Taking a page from Dr. Write:

I find that I don't read longer works--by which I mean anything longer than a long New Yorker article--these days, particularly during the school year. I could moan about it, but I've mostly accepted it as a fact of my life. But! I hold in my heart the fond, fond fondness for long novels, the longer the better (assuming that they're delightful to begin with). Here is a list of long novels that I have loved at different points in my life:

1. Middlemarch. I wrote my master's thesis on this book and it is canonical to me, as in, it is a kind of secular scripture that I consult, at least in memory, to help me live my life.

2. Our Mutual Friend. It is my favorite Dickens, and I love many Dickens novels, including Bleak House and David Copperfield and Little Dorrit, sometimes known as Little Dork at my house.
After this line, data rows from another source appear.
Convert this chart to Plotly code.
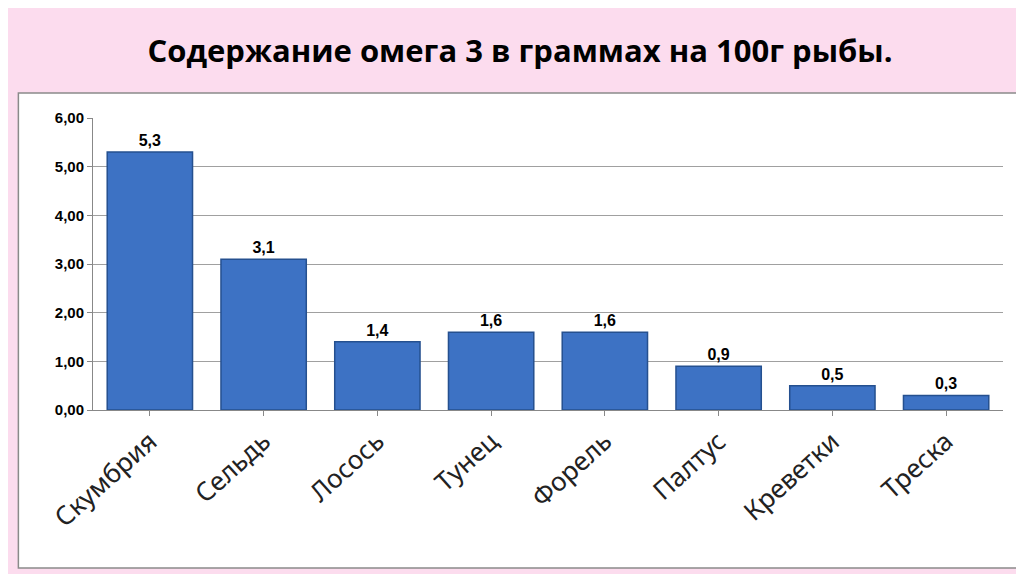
import plotly.graph_objects as go

fish = ["Скумбрия", "Сельдь", "Лосось", "Тунец", "Форель", "Палтус", "Креветки", "Треска"]
omega3 = [5.3, 3.1, 1.4, 1.6, 1.6, 0.9, 0.5, 0.3]
labels = ["<b>5,3</b>", "<b>3,1</b>", "<b>1,4</b>", "<b>1,6</b>", "<b>1,6</b>", "<b>0,9</b>", "<b>0,5</b>", "<b>0,3</b>"]
yticks = [0, 1, 2, 3, 4, 5, 6]
ytick_text = ["<b>0,00</b>", "<b>1,00</b>", "<b>2,00</b>", "<b>3,00</b>", "<b>4,00</b>", "<b>5,00</b>", "<b>6,00</b>"]

fig = go.Figure(go.Bar(
    x=fish, y=omega3, text=labels, textposition="outside",
    textfont=dict(size=16, color="black", family="Liberation Sans"),
    marker=dict(color="#3d72c4", line=dict(color="#25508f", width=1.5)),
    cliponaxis=False,
))

# white chart frame
fig.add_shape(type="rect", xref="paper", yref="paper",
              x0=-0.082, x1=1.016, y0=-0.541, y1=1.086,
              fillcolor="white", line=dict(color="#8a8a8a", width=1.5), layer="below")

fig.update_layout(
    width=1024, height=574,
    paper_bgcolor="#fcdcee", plot_bgcolor="white",
    margin=dict(l=85, r=29, t=110, b=172),
    bargap=0.25, showlegend=False,
    title=dict(text="<b>Содержание омега 3 в граммах на 100г рыбы.</b>",
               x=0.5, y=0.925, xanchor="center", yanchor="middle",
               font=dict(size=31, color="black", family="Open Sans")),
    font=dict(family="Liberation Sans", color="black"),
)
fig.update_xaxes(tickangle=-42, tickfont=dict(size=26, color="#222", family="Noto Sans"),
                 showline=True, linecolor="#888", ticks="outside", tickcolor="#888",
                 automargin=False)
fig.update_yaxes(range=[0, 6], tickvals=yticks, ticktext=ytick_text,
                 tickfont=dict(size=15, color="black", family="Liberation Sans"),
                 gridcolor="#a0a0a0", showline=True, linecolor="#888",
                 ticks="outside", tickcolor="#888", zeroline=False, automargin=False)

fig.write_html("out.html")
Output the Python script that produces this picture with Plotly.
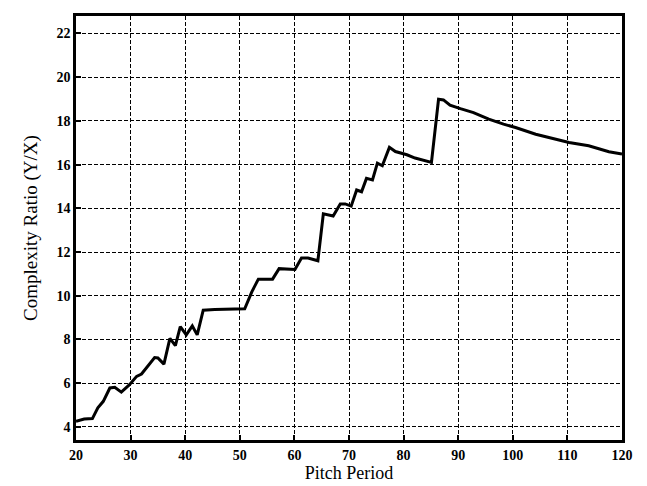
import plotly.graph_objects as go

pitch = [20, 21.5, 23, 24, 25, 26.2, 27.1, 28.3, 29.8, 31.1, 32, 33.2, 34.4, 35, 36.1,
         37.2, 38.2, 39.1, 40.2, 41.3, 42.2, 43.3, 45.4, 50.9, 52.2, 53.4, 56, 57.2,
         60.1, 61.3, 62.5, 64.3, 65.3, 67.1, 68.4, 69.3, 70.4, 71.4, 72.3, 73.2, 74.3,
         75.2, 76.1, 77.4, 78.5, 80.6, 82.1, 85.1, 86.4, 87.3, 88.5, 90.4, 92.8, 95.6,
         98.3, 100.5, 104.2, 106.6, 110.3, 113.9, 117.6, 120]
ratio = [4.26, 4.36, 4.38, 4.87, 5.17, 5.78, 5.81, 5.59, 5.93, 6.31, 6.42, 6.77, 7.17,
         7.15, 6.87, 8.05, 7.72, 8.59, 8.21, 8.62, 8.21, 9.34, 9.37, 9.4, 10.18, 10.76,
         10.76, 11.24, 11.2, 11.73, 11.73, 11.6, 13.75, 13.65, 14.2, 14.2, 14.1, 14.84,
         14.76, 15.37, 15.3, 16.07, 15.95, 16.79, 16.6, 16.45, 16.3, 16.1, 18.99, 18.96,
         18.72, 18.56, 18.38, 18.08, 17.85, 17.7, 17.39, 17.24, 17.01, 16.86, 16.59, 16.48]

x_ticks = [20, 30, 40, 50, 60, 70, 80, 90, 100, 110, 120]
y_ticks = [4, 6, 8, 10, 12, 14, 16, 18, 20, 22]

fig = go.Figure()
fig.add_trace(go.Scatter(x=pitch, y=ratio, mode="lines",
                         line=dict(color="black", width=3), showlegend=False))

font_family = "Liberation Serif, Times New Roman, serif"
axis_common = dict(
    showline=True, linecolor="black", linewidth=2.5, mirror=True,
    showgrid=True, gridcolor="black", gridwidth=1.1, griddash="4px,2px",
    ticks="inside", ticklen=5, tickcolor="black", tickwidth=1.5,
    zeroline=False,
    tickfont=dict(family=font_family, size=14, color="black", weight="bold"),
)

fig.update_layout(
    width=647, height=486,
    margin=dict(l=68, r=33, t=5, b=54),
    paper_bgcolor="white", plot_bgcolor="white",
    font=dict(family=font_family, color="black"),
)
fig.update_xaxes(range=[20, 120], tickvals=x_ticks,
                 title=dict(text="Pitch Period", font=dict(family=font_family, size=18, color="black"), standoff=5),
                 **axis_common)
fig.update_yaxes(range=[3.4, 22.8], tickvals=y_ticks,
                 title=dict(text="Complexity Ratio (Y/X)", font=dict(family=font_family, size=19, color="black"), standoff=14),
                 **axis_common)

fig.write_html("out.html")
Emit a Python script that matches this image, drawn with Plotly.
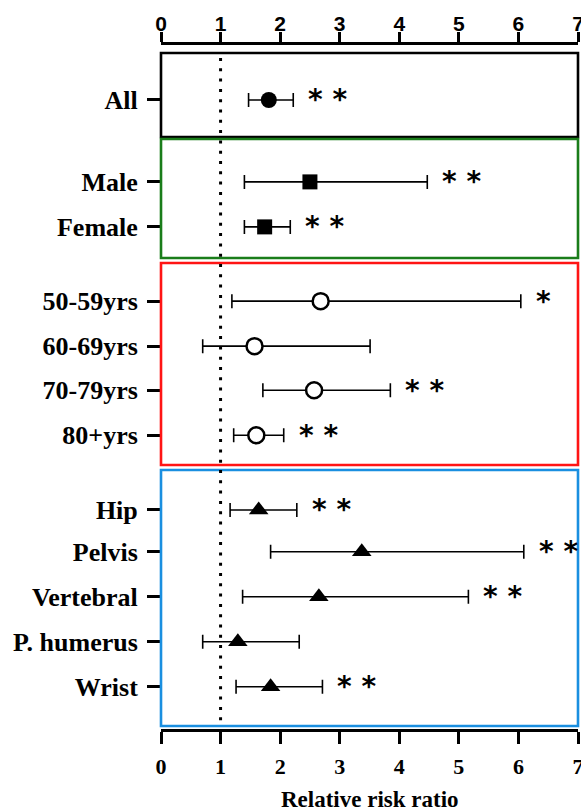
import plotly.graph_objects as go

# ---------------- data ----------------
labels = ["All", "Male", "Female", "50-59yrs", "60-69yrs", "70-79yrs", "80+yrs",
          "Hip", "Pelvis", "Vertebral", "P. humerus", "Wrist"]
rr = [1.81, 2.50, 1.74, 2.68, 1.57, 2.57, 1.60, 1.64, 3.37, 2.65, 1.29, 1.84]
lower = [1.47, 1.40, 1.40, 1.19, 0.70, 1.71, 1.22, 1.16, 1.84, 1.37, 0.70, 1.26]
upper = [2.22, 4.47, 2.17, 6.04, 3.51, 3.85, 2.06, 2.28, 6.09, 5.16, 2.32, 2.71]
sig = ["**", "**", "**", "*", "", "**", "**", "**", "**", "**", "", "**"]
x_ticks = [0, 1, 2, 3, 4, 5, 6, 7]
null_value = 1

# ---------------- layout helpers ----------------
# vertical row positions (row units, 1 unit = one row spacing)
row_pos = [0, 1.82, 2.82, 4.47, 5.47, 6.45, 7.45, 9.11, 10.04, 11.04, 12.04, 13.04]
Y_RANGE = [13.978, -1.222]

W, H = 581, 811
ML, MR, MT, MB = 161, 3, 45, 82
plot_h = H - MT - MB


def paper_y(px):
    return (H - MB - px) / plot_h


groups = [
    dict(idx=[0], symbol="circle", fill="black", lw=0, size=16, box=(53, 137), color="#000000"),
    dict(idx=[1, 2], symbol="square", fill="black", lw=0, size=15, box=(139, 258), color="#1a7d1a"),
    dict(idx=[3, 4, 5, 6], symbol="circle", fill="white", lw=2.5, size=16, box=(263, 465), color="#ff1414"),
    dict(idx=[7, 8, 9, 10, 11], symbol="triangle-up", fill="black", lw=0, size=17, box=(470, 726), color="#1a8fe0"),
]

fig = go.Figure()
shapes = []

for g in groups:
    ids = g["idx"]
    fig.add_trace(go.Scatter(
        x=[rr[i] for i in ids],
        y=[row_pos[i] for i in ids],
        mode="markers",
        marker=dict(symbol=g["symbol"], size=g["size"], color=g["fill"],
                    line=dict(color="black", width=g["lw"])),
        error_x=dict(type="data", symmetric=False,
                     array=[upper[i] - rr[i] for i in ids],
                     arrayminus=[rr[i] - lower[i] for i in ids],
                     thickness=1.6, width=7, color="black"),
        showlegend=False, hoverinfo="x+y",
    ))
    y0, y1 = g["box"]
    shapes.append(dict(type="rect", xref="paper", yref="paper",
                       x0=0, x1=1, y0=paper_y(y1), y1=paper_y(y0),
                       line=dict(color=g["color"], width=2.6), layer="above"))

# reference line at RR = 1
shapes.append(dict(type="line", xref="x", yref="y", x0=null_value, x1=null_value,
                   y0=(58 - 100) / 45, y1=(722 - 100) / 45,
                   line=dict(color="black", width=3, dash="3px,7.3px")))

annotations = []
for i, s in enumerate(sig):
    if s:
        annotations.append(dict(x=upper[i], y=row_pos[i], xref="x", yref="y",
                                text=s.replace("**", "* *"), showarrow=False,
                                xanchor="left", yanchor="middle", xshift=13,
                                font=dict(family="DejaVu Sans", size=28, color="black",
                                          weight="bold")))

annotations.append(dict(x=0.5, y=paper_y(799), xref="paper", yref="paper",
                        text="Relative risk ratio", showarrow=False,
                        xanchor="center", yanchor="middle",
                        font=dict(family="Liberation Serif", size=23, color="black", weight="bold")))

fig.add_trace(go.Scatter(x=[x_ticks[0], x_ticks[-1]], y=[None, None], xaxis="x2",
                         mode="markers", showlegend=False, hoverinfo="skip"))

axis_common = dict(range=[x_ticks[0], x_ticks[-1]], tickvals=x_ticks,
                   showline=True, linecolor="black", linewidth=2.6,
                   ticks="outside", tickwidth=2.6, tickcolor="black",
                   ticklabeloverflow="allow",
                   showgrid=False, zeroline=False, automargin=False, fixedrange=True)

fig.update_layout(
    template="none",
    width=W, height=H,
    margin=dict(l=ML, r=MR, t=MT, b=MB, pad=0),
    paper_bgcolor="white", plot_bgcolor="white",
    xaxis=dict(**axis_common, side="bottom", ticklen=12, ticklabelstandoff=4,
               tickfont=dict(family="Liberation Serif", size=22, color="black", weight="bold")),
    xaxis2=dict(**axis_common, side="top", overlaying="x", ticklen=10, ticklabelstandoff=-7,
                tickfont=dict(family="Liberation Sans", size=21, color="black", weight="bold")),
    yaxis=dict(range=Y_RANGE, tickvals=row_pos, ticktext=labels,
               showline=False, ticks="outside", ticklen=13, tickwidth=2.6, tickcolor="black",
               showgrid=False, zeroline=False, automargin=False, fixedrange=True,
               ticklabelstandoff=4,
               tickfont=dict(family="Liberation Serif", size=26, color="black", weight="bold")),
    shapes=shapes,
    annotations=annotations,
)

fig.write_html("out.html", config={"displayModeBar": False},
               post_script="document.body.style.margin='0';document.body.style.overflow='hidden';")
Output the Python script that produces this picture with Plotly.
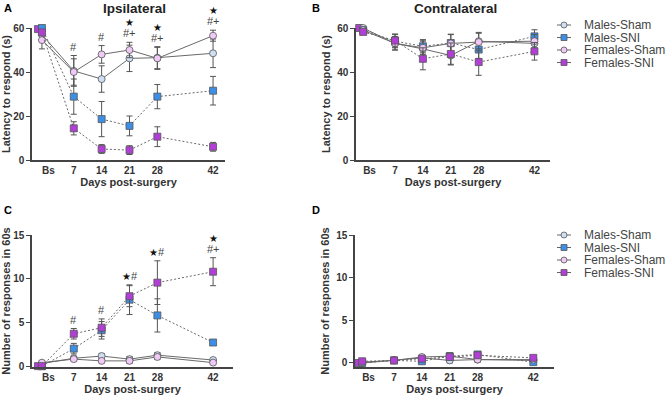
import plotly.graph_objects as go

# --- DATA ---
days = [-1, 7, 14, 21, 28, 42]
tick_pos = [0.6, 7, 14, 21, 28, 42]
tick_labels = ["Bs", "7", "14", "21", "28", "42"]
series_names = ["Males-Sham", "Males-SNI", "Females-Sham", "Females-SNI"]

# A - Ipsilateral latency (s)
males_sham_A = [57, 40.5, 36.8, 46.2, 46.5, 48.5]
males_sham_A_err = [3, 7, 6, 6, 5, 6.5]
males_sni_A = [60, 28.8, 18.6, 15.5, 28.8, 31.5]
males_sni_A_err = [1, 8, 8, 4.5, 5.5, 6.5]
females_sham_A = [54.5, 40, 48, 50, 46.2, 56.5]
females_sham_A_err = [4, 6, 4, 3.5, 5, 2.5]
females_sni_A = [58, 14.4, 5, 4.5, 10.6, 6]
females_sni_A_err = [1, 3, 2, 2, 4.5, 2]
females_sni_A_pre = 59.5

# B - Contralateral latency (s)
males_sham_B = [60, 53, 50.5, 47.5, 54, 53]
males_sham_B_err = [1, 3, 4, 4, 4, 3]
males_sni_B = [59, 54, 51.7, 53.2, 50.2, 56.2]
males_sni_B_err = [1, 3, 3, 4, 4, 3]
females_sham_B = [59, 53, 51, 53, 53.6, 54]
females_sham_B_err = [1, 3, 3, 4, 4, 3]
females_sni_B = [58.2, 54.3, 46, 48.2, 44.5, 49.4]
females_sni_B_err = [1, 3, 5, 5, 6, 4]
females_sni_B_pre = 60

# C - Ipsilateral responses in 60s
males_sham_C = [0.3, 0.9, 1.15, 0.8, 1.25, 0.7]
males_sham_C_err = [0.1, 0.2, 0.3, 0.3, 0.3, 0.2]
males_sni_C = [0, 2.0, 4.1, 7.6, 5.8, 2.7]
males_sni_C_err = [0, 0.6, 1.0, 1.7, 1.9, 0.3]
females_sham_C = [0.4, 0.8, 0.6, 0.6, 1.05, 0.4]
females_sham_C_err = [0.1, 0.2, 0.2, 0.3, 0.3, 0.2]
females_sni_C = [0, 3.7, 4.4, 8.0, 9.55, 10.8]
females_sni_C_err = [0, 0.6, 1.0, 1.2, 2.5, 1.6]
females_sni_C_pre = 0

# D - Contralateral responses in 60s
males_sham_D = [0, 0.35, 0.6, 0.3, 0.4, 0.3]
males_sham_D_err = [0, 0.1, 0.2, 0.3, 0.3, 0.1]
males_sni_D = [0, 0.3, 0.2, 0.8, 1.0, 0.1]
males_sni_D_err = [0, 0.1, 0.2, 0.4, 0.3, 0.1]
females_sham_D = [0.1, 0.3, 0.7, 0.8, 0.4, 0.4]
females_sham_D_err = [0, 0.1, 0.2, 0.3, 0.2, 0.1]
females_sni_D = [0.2, 0.3, 0.5, 0.7, 0.9, 0.6]
females_sni_D_err = [0, 0.1, 0.2, 0.3, 0.3, 0.2]
females_sni_D_pre = 0

# significance labels per day ("|" splits stacked lines, top first)
sig_A = ["", "#", "#", "*|#+", "*|#+", "*|#+"]
sig_C = ["", "#", "#", "*#", "*#", "*|#+"]

W, H = 669, 400
FONT = "Liberation Sans, Arial, sans-serif"
styles = {
    "Males-Sham": dict(symbol="circle", fill="#cfdff3"),
    "Males-SNI": dict(symbol="square", fill="#3d8fe6"),
    "Females-Sham": dict(symbol="circle", fill="#efcaf6"),
    "Females-SNI": dict(symbol="square", fill="#b13fd6"),
}
line_dash = {"Males-Sham": "solid", "Males-SNI": "2px,2px",
             "Females-Sham": "solid", "Females-SNI": "2px,2px"}


def px_x(p):
    return p / W


def px_y(p):
    return 1 - p / H


panels = {
    "A": dict(xa="x", ya="y",
              data=[(males_sham_A, males_sham_A_err), (males_sni_A, males_sni_A_err),
                    (females_sham_A, females_sham_A_err), (females_sni_A, females_sni_A_err)],
              pre=females_sni_A_pre, sig=sig_A),
    "B": dict(xa="x2", ya="y2",
              data=[(males_sham_B, males_sham_B_err), (males_sni_B, males_sni_B_err),
                    (females_sham_B, females_sham_B_err), (females_sni_B, females_sni_B_err)],
              pre=females_sni_B_pre, sig=None),
    "C": dict(xa="x3", ya="y3",
              data=[(males_sham_C, males_sham_C_err), (males_sni_C, males_sni_C_err),
                    (females_sham_C, females_sham_C_err), (females_sni_C, females_sni_C_err)],
              pre=females_sni_C_pre, sig=sig_C),
    "D": dict(xa="x4", ya="y4",
              data=[(males_sham_D, males_sham_D_err), (males_sni_D, males_sni_D_err),
                    (females_sham_D, females_sham_D_err), (females_sni_D, females_sni_D_err)],
              pre=females_sni_D_pre, sig=None),
}

fig = go.Figure()
annotations = []

for key, p in panels.items():
    # extra baseline point of Females-SNI
    st = styles["Females-SNI"]
    fig.add_trace(go.Scatter(
        x=[days[0] - 1], y=[p["pre"]], mode="markers", xaxis=p["xa"], yaxis=p["ya"],
        marker=dict(symbol=st["symbol"], size=7, color=st["fill"],
                    line=dict(color="#555", width=0.8)),
        showlegend=False, cliponaxis=False, hoverinfo="skip"))
    for name, (vals, errs) in zip(series_names, p["data"]):
        st = styles[name]
        fig.add_trace(go.Scatter(
            x=days, y=vals, name=name, mode="lines+markers",
            xaxis=p["xa"], yaxis=p["ya"],
            line=dict(color="#6a6a6a", width=1, dash=line_dash[name]),
            marker=dict(symbol=st["symbol"], size=7, color=st["fill"],
                        line=dict(color="#555", width=0.8)),
            error_y=dict(type="data", array=errs, color="#555", thickness=1, width=3),
            showlegend=False, cliponaxis=False))
    if p["sig"]:
        for i, lab in enumerate(p["sig"]):
            if not lab:
                continue
            top = max(d[0][i] + d[1][i] for d in p["data"])
            lines = lab.split("|")[::-1]
            for j, ln in enumerate(lines):
                txt = ln.replace("*", "<span style='font-size:10px;color:#111'>★</span>")
                annotations.append(dict(
                    x=days[i], y=top, xref=p["xa"], yref=p["ya"], text=txt,
                    showarrow=False, xanchor="center", yanchor="bottom", yshift=1 + 11 * j,
                    font=dict(family=FONT, size=11, color="#444")))

title_font = dict(family=FONT, size=11, color="#333", weight="bold")
axis_common = dict(showgrid=False, zeroline=False, showline=True, linecolor="#444",
                   linewidth=1.5, automargin=False,
                   tickfont=dict(family=FONT, size=10, color="#333", weight="bold"))
xa_common = dict(axis_common, tickmode="array", tickvals=tick_pos, ticktext=tick_labels,
                 ticks="", title=dict(text="Days post-surgery", standoff=4, font=title_font))
ya_common = dict(axis_common, ticks="outside", ticklen=4, tickwidth=1, tickcolor="#444")

fig.update_layout(
    width=W, height=H, margin=dict(l=0, r=0, t=0, b=0, autoexpand=False),
    paper_bgcolor="white", plot_bgcolor="white", showlegend=False,
    xaxis=dict(xa_common, domain=[px_x(32), px_x(225)], range=[-3.5, 45], anchor="y"),
    yaxis=dict(ya_common, domain=[px_y(160), px_y(28)], range=[0, 60], tickvals=[0, 20, 40, 60],
               anchor="x", title=dict(text="Latency to respond (s)", standoff=4, font=title_font)),
    xaxis2=dict(xa_common, domain=[px_x(356), px_x(550)], range=[-2.8, 45.9], anchor="y2"),
    yaxis2=dict(ya_common, domain=[px_y(160), px_y(28)], range=[0, 60], tickvals=[0, 20, 40, 60],
                anchor="x2", title=dict(text="Latency to respond (s)", standoff=4, font=title_font)),
    xaxis3=dict(xa_common, domain=[px_x(32), px_x(233)], range=[-3.5, 47], anchor="y3"),
    yaxis3=dict(ya_common, domain=[px_y(367), px_y(235)], range=[-0.1, 15], tickvals=[0, 5, 10, 15],
                anchor="x3", title=dict(text="Number of responses in 60s", standoff=4, font=title_font)),
    xaxis4=dict(xa_common, domain=[px_x(355), px_x(554)], range=[-2.8, 47.2], anchor="y4"),
    yaxis4=dict(ya_common, domain=[px_y(367), px_y(235)], range=[-0.47, 15], tickvals=[0, 5, 10, 15],
                anchor="x4", title=dict(text="Number of responses in 60s", standoff=4, font=title_font)),
)

# panel titles and letters
for txt, x, y in [("Ipsilateral", 134, 9), ("Contralateral", 455, 9)]:
    annotations.append(dict(x=px_x(x), y=px_y(y), xref="paper", yref="paper", text=txt,
                            showarrow=False, xanchor="center", yanchor="middle",
                            font=dict(family=FONT, size=13.5, color="#222", weight="bold")))
for txt, x, y in [("A", 8, 8), ("B", 316, 8), ("C", 8, 210), ("D", 316, 210)]:
    annotations.append(dict(x=px_x(x), y=px_y(y), xref="paper", yref="paper", text=txt,
                            showarrow=False, xanchor="center", yanchor="middle",
                            font=dict(family=FONT, size=11, color="#000", weight="bold")))

# hand-drawn legends (compact row spacing like the original)
shapes = []
for top in (25, 235):
    for k, name in enumerate(series_names):
        st = styles[name]
        yy = top + k * 12.5
        shapes.append(dict(type="line", xref="paper", yref="paper",
                           x0=px_x(557), x1=px_x(571), y0=px_y(yy), y1=px_y(yy),
                           line=dict(color="#666", width=1)))
        shapes.append(dict(type="circle" if st["symbol"] == "circle" else "rect",
                           xref="paper", yref="paper",
                           x0=px_x(561), x1=px_x(567), y0=px_y(yy + 3), y1=px_y(yy - 3),
                           fillcolor=st["fill"], line=dict(color="#555", width=0.8)))
        annotations.append(dict(x=px_x(582), y=px_y(yy), xref="paper", yref="paper", text=name,
                                showarrow=False, xanchor="left", yanchor="middle",
                                font=dict(family=FONT, size=12, color="#444")))

fig.update_layout(annotations=annotations, shapes=shapes)
# page body has a default 8px margin; drop it so the figure sits at the window corner
fig.write_html("out.html", config={"displayModeBar": False},
               post_script="document.body.style.margin='0px';")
3. Humboldt's Gift. I read this when the world was in thrall to Bellow, and I know that Herzog is considered his masterpiece, but I love Humboldt the best, partly for the part where the narrator reports that a woman had taken refuge in Humboldt's bathroom, whereupon he importuned, "Open the door! I have a big cock!" It tells everything you need to know about poets--a lot of them, anyway.

4. The Thorn Birds. This falls into the category of "unworthy, really, of your time, and don't you have something better to do?" Except it was for a class! in contemporary American fiction! and the professor, whom I loved--he had a buzz cut and a big belly and a hilarious, cartoon character voice--chose it as a representative of the popular novel. I loved that he did that. I was pregnant when I read it, and I stayed in bed all day, exaggerating a slight illness and missing a French literature exam to do it.

5. Harry Potter (take your pick). Ever since college daughter, who was then junior high daughter, read the very first HP on the drive up to Idaho, and kept saying, "This is amazing! This is so good! Wow" etc. until I wanted to rip the book from her hands and let her drive, I have had the most fun reading these books, and also had the joy of a genuine shared literary experience with my kids and extended family, reading, anticipating, and arguing fiercely over these books. Definitely one of my best reading experiences ever.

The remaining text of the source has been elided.